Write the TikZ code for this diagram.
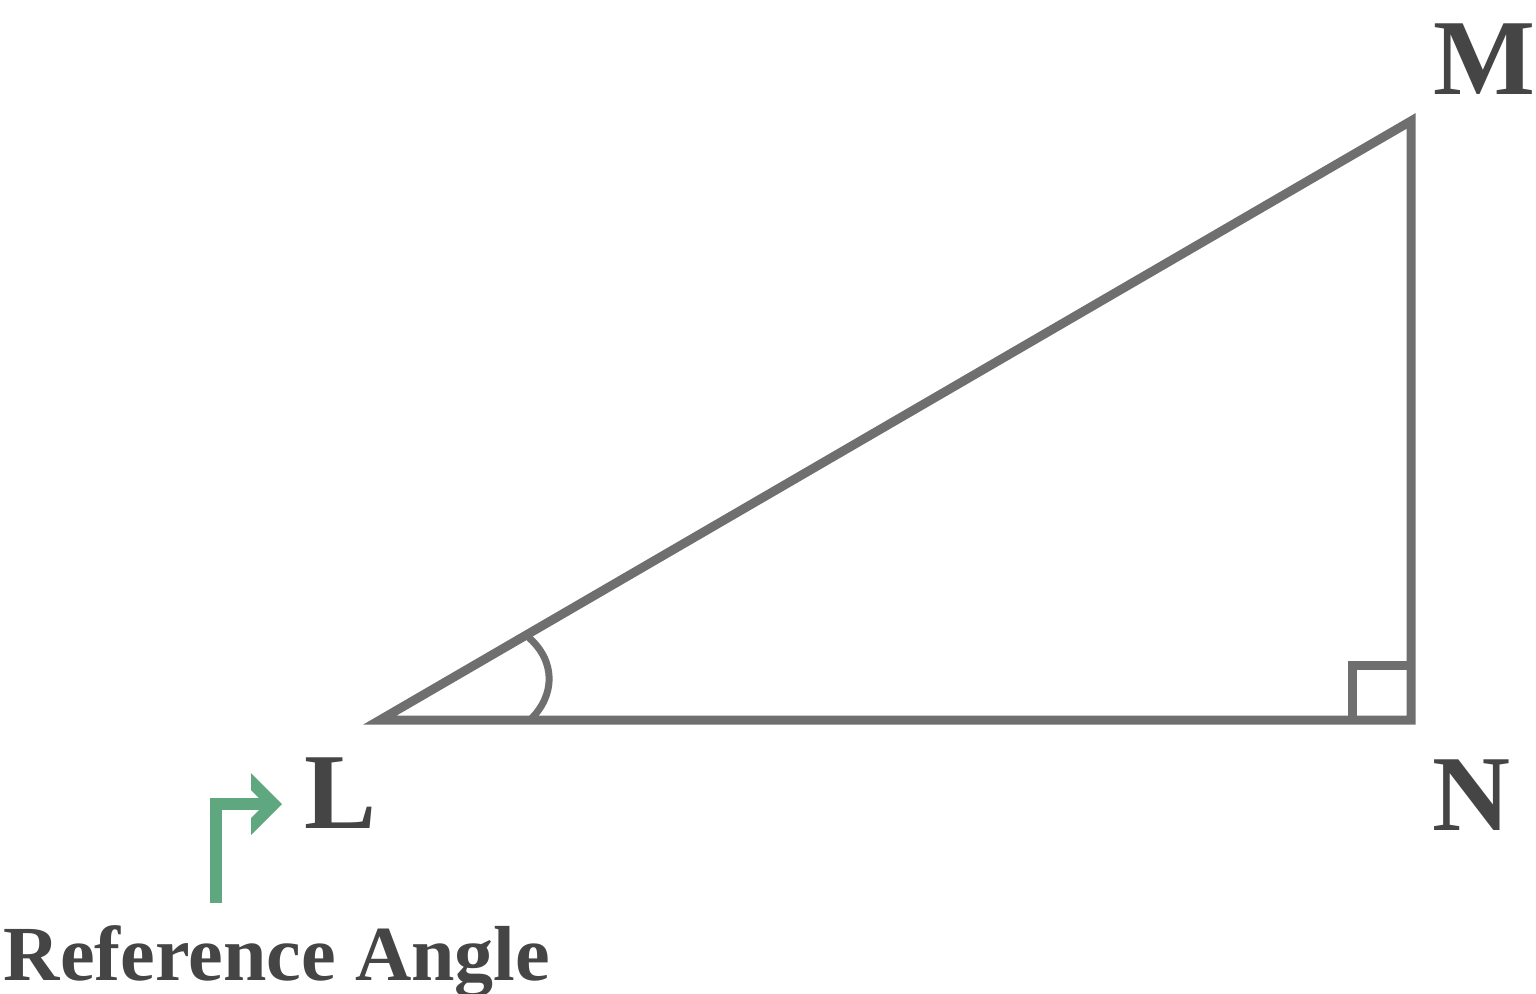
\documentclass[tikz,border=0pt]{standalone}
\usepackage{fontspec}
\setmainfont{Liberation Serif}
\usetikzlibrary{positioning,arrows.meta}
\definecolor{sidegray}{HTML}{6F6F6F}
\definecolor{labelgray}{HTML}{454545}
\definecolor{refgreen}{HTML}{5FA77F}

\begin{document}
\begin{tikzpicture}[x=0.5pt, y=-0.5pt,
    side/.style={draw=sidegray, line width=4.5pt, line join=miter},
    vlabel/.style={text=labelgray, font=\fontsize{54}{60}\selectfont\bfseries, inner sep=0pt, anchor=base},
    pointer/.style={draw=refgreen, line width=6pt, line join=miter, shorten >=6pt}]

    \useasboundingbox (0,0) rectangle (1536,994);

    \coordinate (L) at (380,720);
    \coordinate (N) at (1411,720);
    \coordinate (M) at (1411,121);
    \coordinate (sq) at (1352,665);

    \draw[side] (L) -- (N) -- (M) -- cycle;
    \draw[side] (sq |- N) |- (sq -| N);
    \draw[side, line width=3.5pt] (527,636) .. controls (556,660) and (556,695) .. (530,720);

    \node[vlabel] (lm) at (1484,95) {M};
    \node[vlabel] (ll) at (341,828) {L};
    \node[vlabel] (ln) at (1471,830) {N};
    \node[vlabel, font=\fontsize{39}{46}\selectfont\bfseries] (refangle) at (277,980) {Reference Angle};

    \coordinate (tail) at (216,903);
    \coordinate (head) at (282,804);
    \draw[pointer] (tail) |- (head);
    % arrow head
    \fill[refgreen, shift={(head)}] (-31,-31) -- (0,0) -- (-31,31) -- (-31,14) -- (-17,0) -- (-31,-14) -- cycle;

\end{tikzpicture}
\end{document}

^^^^^^^^^^^^^^^^

Request.
Copy the data exactly. Any picture it contains is to be omitted.

Result below.
Write the TikZ code for this diagram.
\documentclass[tikz,border=0pt]{standalone}
\usepackage{fontspec}
\setmainfont{Liberation Serif}
\usetikzlibrary{positioning,arrows.meta}
\definecolor{sidegray}{HTML}{6F6F6F}
\definecolor{labelgray}{HTML}{454545}
\definecolor{refgreen}{HTML}{5FA77F}

\begin{document}
\begin{tikzpicture}[x=0.5pt, y=-0.5pt,
    side/.style={draw=sidegray, line width=4.5pt, line join=miter},
    vlabel/.style={text=labelgray, font=\fontsize{54}{60}\selectfont\bfseries, inner sep=0pt, anchor=base},
    pointer/.style={draw=refgreen, line width=6pt, line join=miter, shorten >=6pt}]

    \useasboundingbox (0,0) rectangle (1536,994);

    \coordinate (L) at (380,720);
    \coordinate (N) at (1411,720);
    \coordinate (M) at (1411,121);
    \coordinate (sq) at (1352,665);

    \draw[side] (L) -- (N) -- (M) -- cycle;
    \draw[side] (sq |- N) |- (sq -| N);
    \draw[side, line width=3.5pt] (527,636) .. controls (556,660) and (556,695) .. (530,720);

    \node[vlabel] (lm) at (1484,95) {M};
    \node[vlabel] (ll) at (341,828) {L};
    \node[vlabel] (ln) at (1471,830) {N};
    \node[vlabel, font=\fontsize{39}{46}\selectfont\bfseries] (refangle) at (277,980) {Reference Angle};

    \coordinate (tail) at (216,903);
    \coordinate (head) at (282,804);
    \draw[pointer] (tail) |- (head);
    % arrow head
    \fill[refgreen, shift={(head)}] (-31,-31) -- (0,0) -- (-31,31) -- (-31,14) -- (-17,0) -- (-31,-14) -- cycle;

\end{tikzpicture}
\end{document}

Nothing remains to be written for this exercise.